A Russian immigrant in steerage had given birth aboard the S.S. Ryndam on an earlier run from Rotterdam to New York, and the first-class passengers had taken up a cash collection for the mother, then baptized the baby in champagne.
The captain pronounced the birth a good omen, offsetting the ill fortune of having run aground the year before. He declared the Ryndam a lucky ship as it made two more runs, arriving with its latest load of immigrants on July 9, 1906.
The ship docked at a Manhattan pier with a light breeze and the temperature in the high 60s. The first- and second-class passengers were cleared onboard by immigration officers and allowed to go on their way. Those in steerage were transported by ferry to Ellis Island, where they stepped off as others had in a Biograph film shot there exactly two months before.
The May 9, 1906, footage captures the particular beauty of people in the first moments of their new lives, carrying all their worldly possessions in suitcases, satchels, and cloth sacks. They were no doubt tired and poor and tempest-tossed, just like in the Emma Lazarus sonnet inscribed on a brass plaque installed at the Statue of Liberty three years earlier, yet they looked anything but wretched as they proceeded toward the Great Hall. They appeared to be summoning what was best and strongest in them for whatever awaited.
No doubt this same beauty and strength was also to be seen in the new arrivals who came off the Ryndam on July 9. Those listed on a manifest marked “THIS SHEET IS FOR STEERAGE PASSENGERS” included 13-year-old Sam Glotzer—future great-grandfather of Stephen Miller, the White House aide who is crafting the Trump administration's efforts to curtail even legal immigration. Miller’s latest effort is to disqualify green card and U.S. citizen applicants who have received government benefits through programs such as Obamacare and children’s health insurance.
Sam arrived with his 15-year-old brother Saul and 9-year-old sister Bella and their mother, 50-year-old Bessie. The manifest records that the mother affirmed she was not an anarchist and had never been incarcerated or committed to a mental institution. But there was a “No” where it asked if she could read and another “No” where it asked if she could write and her occupation was listed as “None.” She seems to have been the kind of immigrant that her great-great-grandson would seek to exclude.
In the column headed “Condition of Health - Mental and Physical,” Bessie is listed as “Good.” But 13-year-old Sam’s entry in present days might well have marked him as an excludable, someone liable to need child health care.
“Blind in one eye,” the manifest notes.
As also noted in the manifest, Bessie’s husband, the children’s father, had arrived before them, on Jan. 7, 1903. His surname was listed on the manifest that recorded his arrival as Glozer. His given name, Wolf Leib, was recorded only as Leib.

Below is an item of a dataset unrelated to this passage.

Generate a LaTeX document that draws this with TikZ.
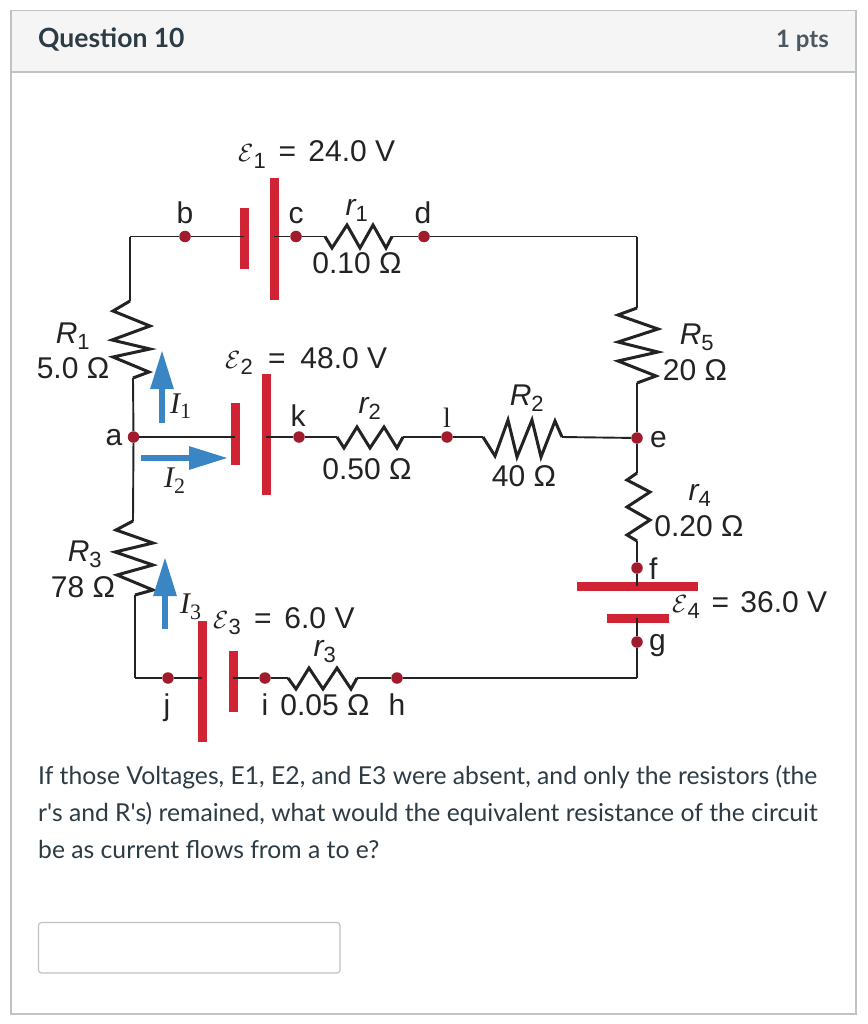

The newly arrived Glotzer family joined the father Glozer in Johnstown, Pennsylvania, as an indisputable example of chain migration such as Stephen Miller and his boss Donald Trump would decry.
Wolf Leib there became Louis and the family became the Glossers and opened a department store by that name. A book titled Long Live Glosser’s recounts the enterprise’s growth.

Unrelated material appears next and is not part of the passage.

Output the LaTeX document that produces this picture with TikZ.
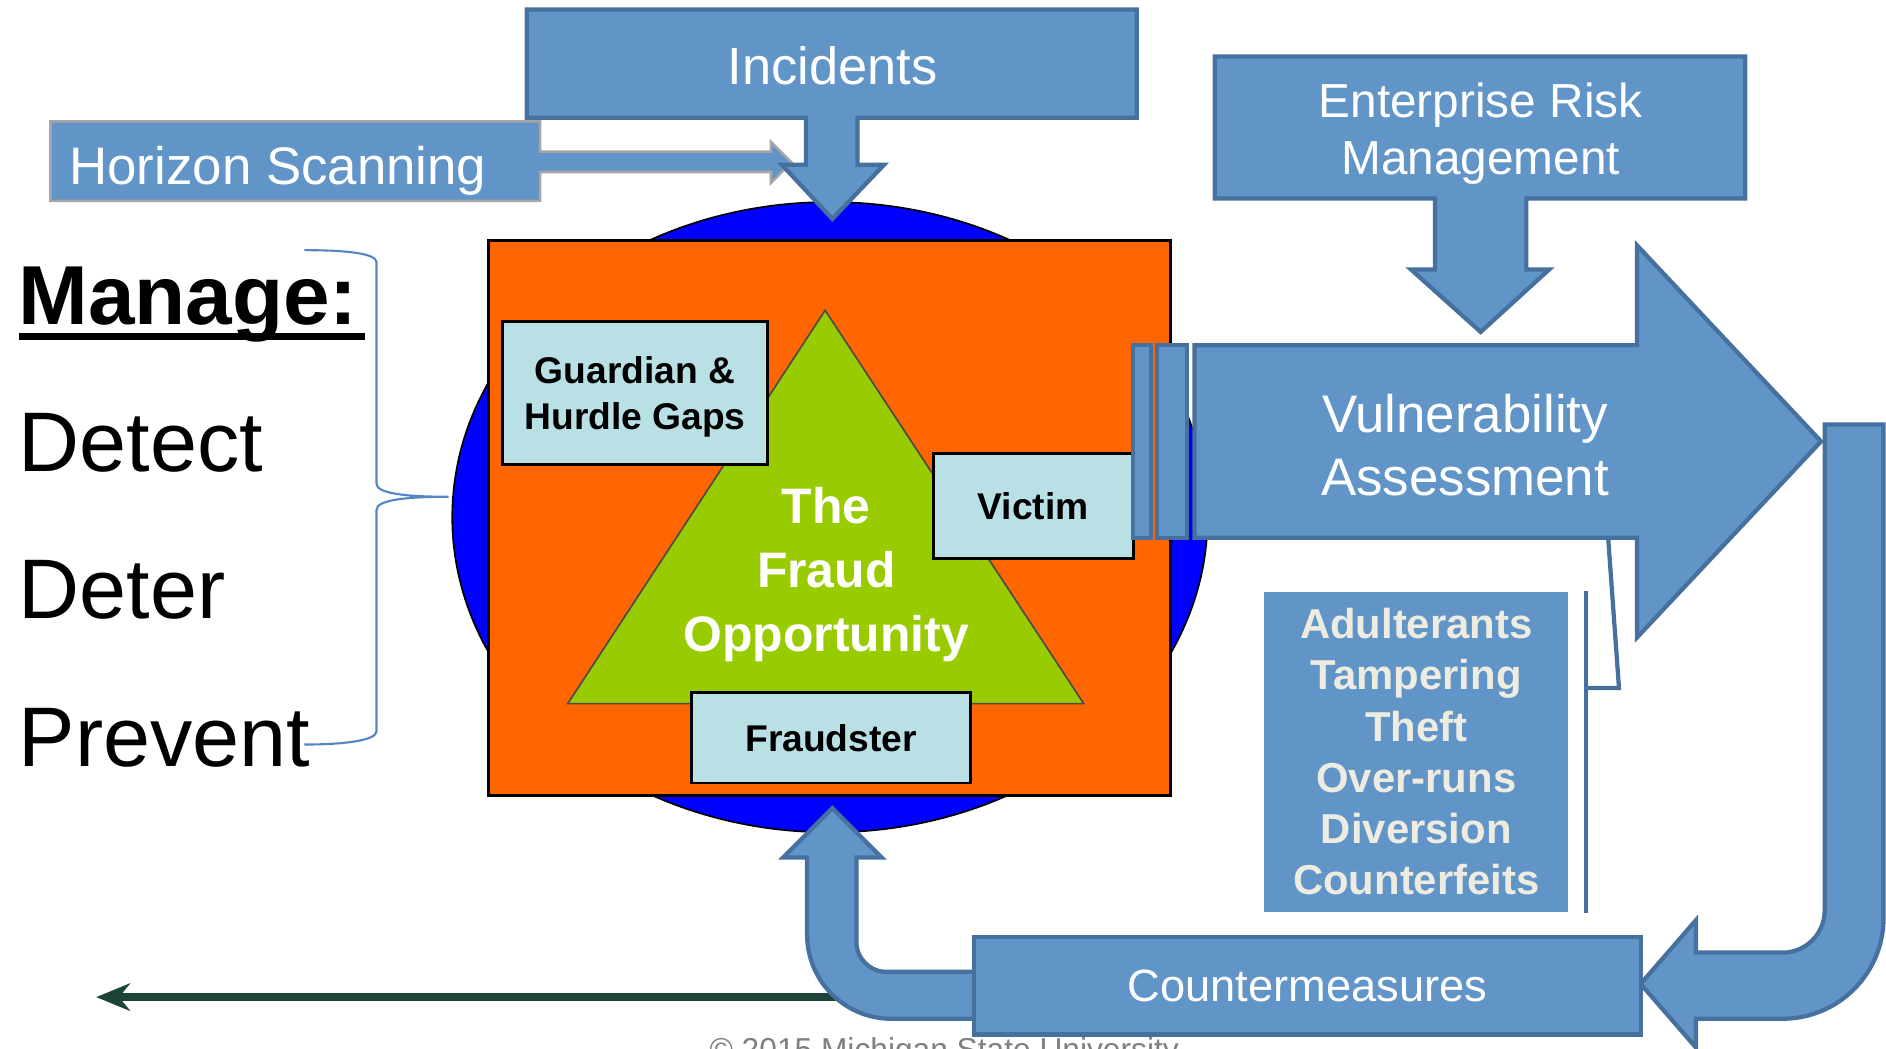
\documentclass[tikz,border=0pt]{standalone}
\usepackage{fontspec}
\setmainfont{Liberation Sans}
\usetikzlibrary{arrows.meta}
\definecolor{blkfill}{RGB}{97,149,199}
\definecolor{blkline}{RGB}{70,112,158}
\definecolor{gapfill}{RGB}{185,224,228}
\definecolor{fraudorange}{RGB}{255,102,0}
\definecolor{fraudgreen}{RGB}{153,204,0}
\definecolor{threattext}{RGB}{238,236,225}
\definecolor{pathgreen}{RGB}{28,68,56}
\definecolor{bracecol}{RGB}{84,134,196}

\begin{document}
\begin{tikzpicture}[x=0.1mm,y=-0.1mm,>=Stealth,
  blk/.style={fill=blkfill,draw=blkline,line width=1pt},
  gapbox/.style={draw=black,fill=gapfill,line width=0.7pt,inner sep=0pt,align=center,font=\fontsize{8.8}{10.9}\selectfont\bfseries},
  whitetxt/.style={text=white,inner sep=0pt,align=center},
  sidetxt/.style={anchor=base west,inner sep=0pt,font=\fontsize{20}{24}\selectfont}]
  \useasboundingbox (0,0) rectangle (1568,872);
  \clip (0,0) rectangle (1568,872);

  % the fraud opportunity core
  \draw[fill=blue,draw=black,line width=0.4pt] (690,430) ellipse [x radius=314,y radius=262];
  \draw[fill=fraudorange,draw=black,line width=0.7pt] (406,200) rectangle (973,661);
  \draw[fill=fraudgreen,draw=black!70,line width=0.4pt] (686,258) -- (901,585) -- (472,585) -- cycle;
  \node[gapbox,minimum width=22mm,minimum height=11.9mm,text depth=0pt] (guardian) at (528,326.5) {Guardian \&\\Hurdle Gaps};
  \node[gapbox,minimum width=16.6mm,minimum height=8.7mm] (victim) at (859,420.5) {Victim};
  \node[gapbox,minimum width=23.2mm,minimum height=7.5mm] (fraudster) at (691,613.5) {Fraudster};
  \node[whitetxt,font=\fontsize{11.8}{15.1}\selectfont\bfseries] (opp) at (687,478) {The\\Fraud\\Opportunity};

  % inputs from the top
  \draw[blk,draw=black!35,line width=0.6pt] (42,101) -- (449,101) -- (449,126) -- (641,126) -- (641,118) -- (658,135) -- (641,152) -- (641,143) -- (449,143) -- (449,167) -- (42,167) -- cycle;
  \node[whitetxt,anchor=west,font=\fontsize{12.5}{15}\selectfont] (horizon) at (57,142) {Horizon Scanning};
  \draw[blk] (438,8) -- (945,8) -- (945,98) -- (713,98) -- (713,137) -- (735,137) -- (692,182) -- (650,137) -- (670,137) -- (670,98) -- (438,98) -- cycle;
  \node[whitetxt,font=\fontsize{12.4}{15}\selectfont] (incidents) at (692,55) {Incidents};
  \draw[blk] (1010,47) -- (1451,47) -- (1451,165) -- (1269,165) -- (1269,224) -- (1288,224) -- (1231,276) -- (1173,224) -- (1193,224) -- (1193,165) -- (1010,165) -- cycle;
  \node[whitetxt,font=\fontsize{11.3}{13.6}\selectfont] (erm) at (1231,111) {Enterprise Risk\\Management};

  % loop back round to countermeasures
  \draw[blk] (1517,353) -- (1566,353) -- (1566,763) arc[start angle=0,end angle=90,radius=84] -- (1410,847) -- (1410,871) -- (1364,818) -- (1410,765) -- (1410,792) -- (1482,792) arc[start angle=90,end angle=0,radius=35] -- cycle;

  % vulnerability assessment
  \draw[blk] (993,287) -- (1361,287) -- (1361,204) -- (1514,367) -- (1361,530) -- (1361,447) -- (993,447) -- cycle;
  \draw[blk] (942,287) rectangle (957,447);
  \draw[blk] (962,287) rectangle (987,447);
  \node[whitetxt,font=\fontsize{12.5}{15.05}\selectfont] (vuln) at (1218,370) {Vulnerability\\Assessment};

  \node[fill=blkfill,minimum width=25.3mm,minimum height=26.6mm,inner sep=0pt,text=threattext,align=center,font=\fontsize{9.9}{12.1}\selectfont\bfseries] (threats) at (1177.5,625) {Adulterants\\Tampering\\Theft\\Over-runs\\Diversion\\Counterfeits};
  \draw[blkline,line width=1pt] ([xshift=1.4mm]threats.north east) -- ([xshift=1.4mm]threats.south east);
  \draw[blkline,line width=1pt] (1318,572) -- (1346,572) -- (1337,447);

  % countermeasures feed back into the core
  \coordinate (gstart) at (700,829);
  \coordinate (gend) at (80,829);
  \draw[pathgreen,line width=2pt,-{Stealth[length=8pt,width=6.5pt]}] (gstart) -- (gend);
  \draw[blk] (812,808) -- (737,808) arc[start angle=90,end angle=180,radius=25] -- (712,713) -- (733,713) -- (692,672) -- (651,713) -- (671,713) -- (671,777) arc[start angle=180,end angle=90,radius=70] -- (812,847) -- cycle;
  \node[blk,minimum width=55.4mm,minimum height=8.1mm,inner sep=0pt,text=white,font=\fontsize{10.7}{13}\selectfont] (counter) at (1087,819.5) {Countermeasures};

  % manage list and brace
  \node[sidetxt,font=\fontsize{19.8}{24}\selectfont\bfseries] (manage) at (14.5,270) {Manage:};
  \draw[line width=1.7pt] ([shift={(1.5,9.5)}]manage.base west) -- ([shift={(5,9.5)}]manage.base east);
  \node[sidetxt] (detect) at (15,392) {Detect};
  \node[sidetxt] (deter) at (15,514) {Deter};
  \node[sidetxt] (prevent) at (15,637) {Prevent};
  \draw[bracecol,line width=0.5pt] (253,208) .. controls (290,208) and (313,211) .. (313,218) -- (313,402) .. controls (313,410) and (335,413) .. (373,413) .. controls (335,413) and (313,416) .. (313,424) -- (313,608) .. controls (313,615) and (290,619) .. (253,619);

  \node[text=black!50,anchor=base,inner sep=0pt,font=\fontsize{7.5}{9}\selectfont] (msu) at (785,882) {\textcopyright{} 2015 Michigan State University};
\end{tikzpicture}
\end{document}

When the U.S. entered World War I, Sam and Saul responded as the true Americans they were and volunteered. Saul was accepted, but he would still be in Fort Drum in upstate New York when the war ended. Sam was barred because he had only one good eye. He remained determined to do his bit and he sought entry to the Jewish Legion, which was fighting in Palestine with the British Army against the Turks. He had to pass an eye test and he did not read the letters so much as recite them, having committed them to memory beforehand.
Sam saw well enough in combat to be twice decorated by the British. He became close friends and tent mates with a young fellow soldier named David Ben-Gurion. Sam also met a woman named Penina.
In 1919, Sam and Penina were married, with Ben-Gurion in attendance. Ben-Gurion went on to help draft Israel’s Declaration of Independence and be its first signatory. He led the fight in the 1948 Arab-Israeli War and served as the first prime minister, becoming known as Israel’s founding father.
Sam and Penina left Palestine six months after the December 1919 birth of their daughter, Freda, in Jaffa, Palestine. They arrived in New York aboard the S.S. Philadelphia on July 5, 1920. Sam’s arrival was again recorded on a manifest, but this time the top of the sheet read:
“LIST OF UNITED STATES CITIZENS”
The space that recorded his claim to citizenship offers further proof that the future great grandson Miller arises from chain migration such as he abhors:
“By father’s naturalization 1907.”
Sam and Penina had two more children, Fred and Isadore, known as Izzie. Isadore went on to have three children, Mark, Miriam and David. Miriam married Michael Miller, who was himself the son of an immigrant. They gave us Stephen, whose politics have prompted his uncle David to denounce him as an “immigration hypocrite.”
To listen to the uncle and appreciate his decency and think of Sam before him and all the others in that resolute, big-hearted chain is to know that—Stephen Miller aside—the Ryndam really was a lucky ship.
And to look at that film shot two months before is to know that all those ships were lucky.